FBI Investigates Nonprofits Over Stealing Funds Meant To Feed Children


Officials with the FBI have stated that several nonprofits located in the Minneapolis area have misappropriated several million dollars of COVID-19 relief funds that were intended to be used to help kids.

As reported by the New York Times, "a nonprofit organization called Advance Youth Athletic Development [AYAD] set up what it described as an enormous child care operation in northeast Minneapolis that could prepare 5,000 dinners each weeknight."

The group was given $3.2 million by the state of Minnesota using money that was allocated from federal food programs put in place as relief efforts for the duration of the pandemic.

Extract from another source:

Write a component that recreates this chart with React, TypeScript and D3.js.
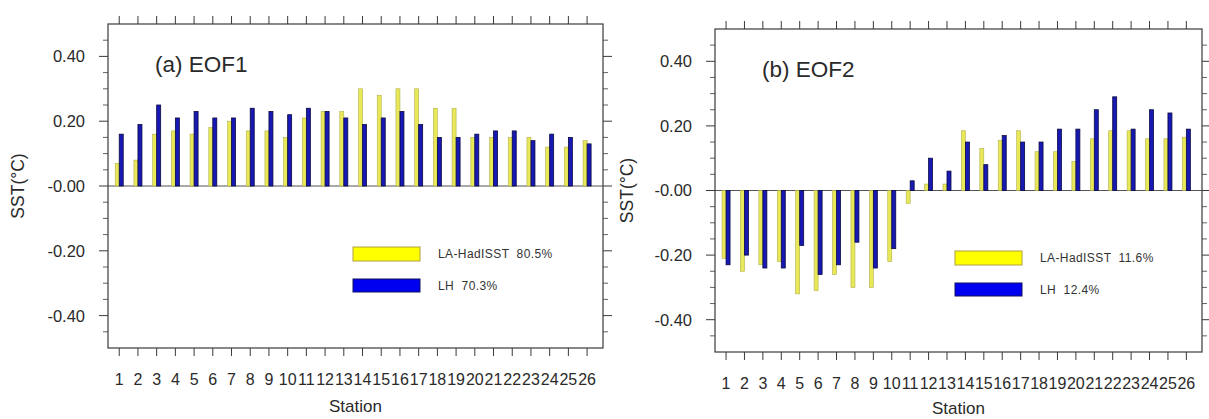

Back in January, officials with the FBI "carried out a series of predawn raids around the region," stated The Times. The FBI was looking into AYAD, among other groups such as the much larger Feeding Our Future, which was slated with the job of ensuring that the federal funds that were issued were distributed to smaller nonprofits and used for the correct and intended purpose.

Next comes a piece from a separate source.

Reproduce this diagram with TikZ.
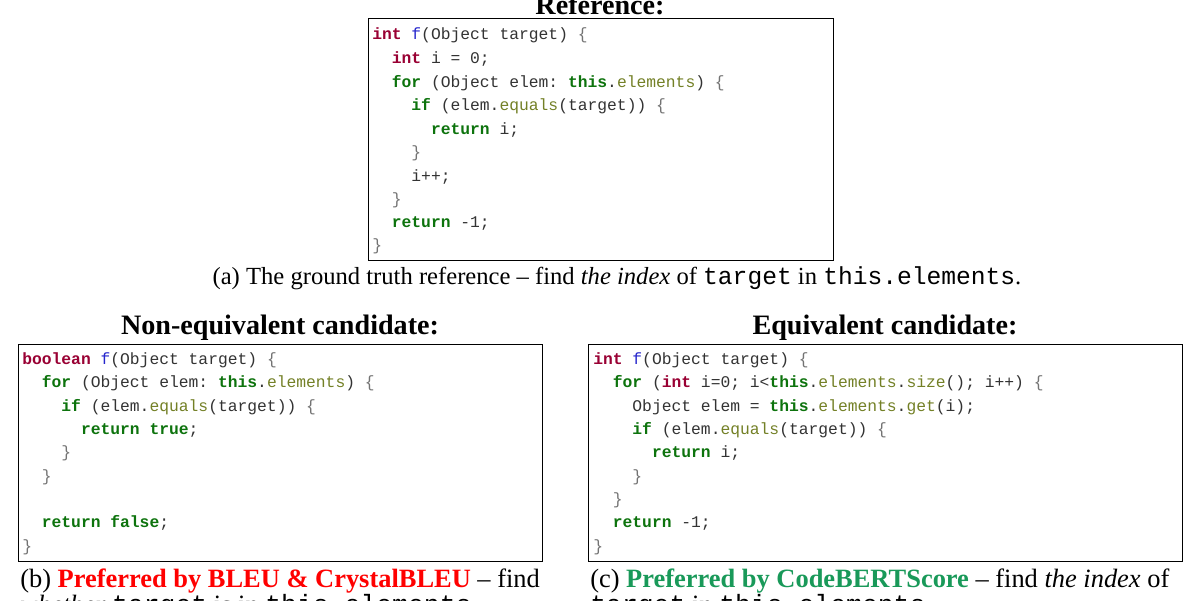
\documentclass[tikz,border=0pt]{standalone}
\usepackage{fontspec}
\setmainfont{Liberation Serif}
\setmonofont{Liberation Mono}
\definecolor{kwc}{rgb}{0.05,0.45,0.05}
\definecolor{tyc}{rgb}{0.6,0,0.2}
\definecolor{fnc}{rgb}{0.15,0.15,0.8}
\definecolor{mec}{rgb}{0.45,0.5,0.15}
\definecolor{txc}{rgb}{0.2,0.2,0.2}
\definecolor{brc}{rgb}{0.45,0.45,0.45}
\definecolor{redc}{rgb}{1,0,0}
\definecolor{grc}{rgb}{0.1,0.6,0.35}
\newcommand{\kwx}[1]{\textcolor{kwc}{\bfseries #1}}
\newcommand{\tyx}[1]{\textcolor{tyc}{\bfseries #1}}
\newcommand{\fnx}[1]{\textcolor{fnc}{#1}}
\newcommand{\mex}[1]{\textcolor{mec}{#1}}
\newcommand{\brx}[1]{\textcolor{brc}{#1}}
\begin{document}
\begin{tikzpicture}[x=0.025cm,y=-0.025cm,
  code/.style={anchor=base west,inner sep=0pt,font=\fontsize{11.6}{14}\ttfamily,text=txc},
  box/.style={draw,line width=0.8pt},
  title/.style={anchor=base,inner sep=0pt,font=\fontsize{20}{24}\selectfont\bfseries},
  captxt/.style={anchor=base west,inner sep=0pt,font=\fontsize{17.5}{21}\selectfont},
  capbig/.style={anchor=base west,inner sep=0pt,font=\fontsize{18.8}{22}\selectfont}]
\useasboundingbox (0,0) rectangle (1200,600);
\clip (0,0) rectangle (1200,600);
% Reference
\node[title] (t1) at (600,14) {Reference:};
\node[box,minimum width=465*0.025cm,minimum height=242*0.025cm,anchor=north west] (ba) at (368,18) {};
\node[code] (a1) at (372,39) {\tyx{int} \fnx{f}(Object target) \brx{\{}};
\node[code] (a2) at (372,63) {\ \ \tyx{int} i = 0;};
\node[code] (a3) at (372,87) {\ \ \kwx{for} (Object elem: \kwx{this}.\mex{elements}) \brx{\{}};
\node[code] (a4) at (372,110) {\ \ \ \ \kwx{if} (elem.\mex{equals}(target)) \brx{\{}};
\node[code] (a5) at (372,134) {\ \ \ \ \ \ \kwx{return} i;};
\node[code] (a6) at (372,157) {\ \ \ \ \brx{\}}};
\node[code] (a7) at (372,181) {\ \ \ \ i++;};
\node[code] (a8) at (372,204) {\ \ \brx{\}}};
\node[code] (a9) at (372,227) {\ \ \kwx{return} -1;};
\node[code] (a10) at (372,250) {\brx{\}}};
\node[captxt,anchor=base] (ca) at (617,284) {(a) The ground truth reference -- find \textit{the index} of \texttt{target} in \texttt{this.elements}.};
% b
\node[title] (t2) at (280,334) {Non-equivalent candidate:};
\node[box,minimum width=524*0.025cm,minimum height=217*0.025cm,anchor=north west] (bb) at (18,344) {};
\node[code] (b1) at (22,364) {\tyx{boolean} \fnx{f}(Object target) \brx{\{}};
\node[code] (b2) at (22,387) {\ \ \kwx{for} (Object elem: \kwx{this}.\mex{elements}) \brx{\{}};
\node[code] (b3) at (22,411) {\ \ \ \ \kwx{if} (elem.\mex{equals}(target)) \brx{\{}};
\node[code] (b4) at (22,434) {\ \ \ \ \ \ \kwx{return} \kwx{true};};
\node[code] (b5) at (22,457) {\ \ \ \ \brx{\}}};
\node[code] (b6) at (22,481) {\ \ \brx{\}}};
\node[code] (b7) at (22,527) {\ \ \kwx{return} \kwx{false};};
\node[code] (b8) at (22,551) {\brx{\}}};
\node[capbig] (cb) at (20,587) {(b) \textcolor{redc}{\bfseries Preferred by BLEU \& CrystalBLEU} -- find};
\node[capbig] (cb2) at (20,613) {\textit{whether} \texttt{target} is in \texttt{this.elements}.};
% c
\node[title] (t3) at (885,334) {Equivalent candidate:};
\node[box,minimum width=594*0.025cm,minimum height=217*0.025cm,anchor=north west] (bc) at (588,344) {};
\node[code] (c1) at (593,364) {\tyx{int} \fnx{f}(Object target) \brx{\{}};
\node[code] (c2) at (593,387) {\ \ \kwx{for} (\tyx{int} i=0; i<\kwx{this}.\mex{elements}.\mex{size}(); i++) \brx{\{}};
\node[code] (c3) at (593,411) {\ \ \ \ Object elem = \kwx{this}.\mex{elements}.\mex{get}(i);};
\node[code] (c4) at (593,434) {\ \ \ \ \kwx{if} (elem.\mex{equals}(target)) \brx{\{}};
\node[code] (c5) at (593,457) {\ \ \ \ \ \ \kwx{return} i;};
\node[code] (c6) at (593,481) {\ \ \ \ \brx{\}}};
\node[code] (c7) at (593,504) {\ \ \brx{\}}};
\node[code] (c8) at (593,527) {\ \ \kwx{return} -1;};
\node[code] (c9) at (593,551) {\brx{\}}};
\node[capbig] (cc) at (590,587) {(c) \textcolor{grc}{\bfseries Preferred by CodeBERTScore} -- find \textit{the index} of};
\node[capbig] (cc2) at (590,613) {\texttt{target} in \texttt{this.elements}.};
\end{tikzpicture}
\end{document}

As stated in court documents by the FBI, and reviewed by The Times, that is found a "massive fraud scheme" infesting the groups that were supposed to be overseen by Feeding Out Future that forced taxpayers to pay for nonexistent meals and then siphoned off the tens of millions of dollars into their own pockets. As stated by The Times:

In affidavits filed in federal court, the Justice Department said it was investigating at least 15 different feeding operations. Together, the F.B.I. said, these groups — all of which were supposed to be overseen by Feeding Our Future — had received more than $65 million from federal food programs during the coronavirus pandemic.

“Almost none of this money was used to feed children,” the government wrote in one filing. “Instead, conspirators misappropriated the money and used it to purchase real estate, cars and other items.”

When a reporter recently visited the address listed for Advance Youth Athletic Development, there was no sign of a kitchen or a large child care facility. It was a second-story apartment.

One neighbor from the building stated to the news source that she had "never seen any kids going" into the listed apartment for the address, let alone a staggering 5,000 kids. As of writing, there has currently been no one charged in the case.

This case is just the most recent in a vast series of investigations being carried out into allegedly fraudulent use of COVID-19 relief funds. Many of these cases have ended up with charges being laid out of using the funds from the Paycheck Protection Program (PPP) for things other than payroll. Another example would be the case in which two residents of New Jersey were slammed with charges for allegedly getting almost $3.3 million in relief funds and using them to create fake payroll companies and to buy real estate in Texas. This pair also used the monies to pay for personal expenses.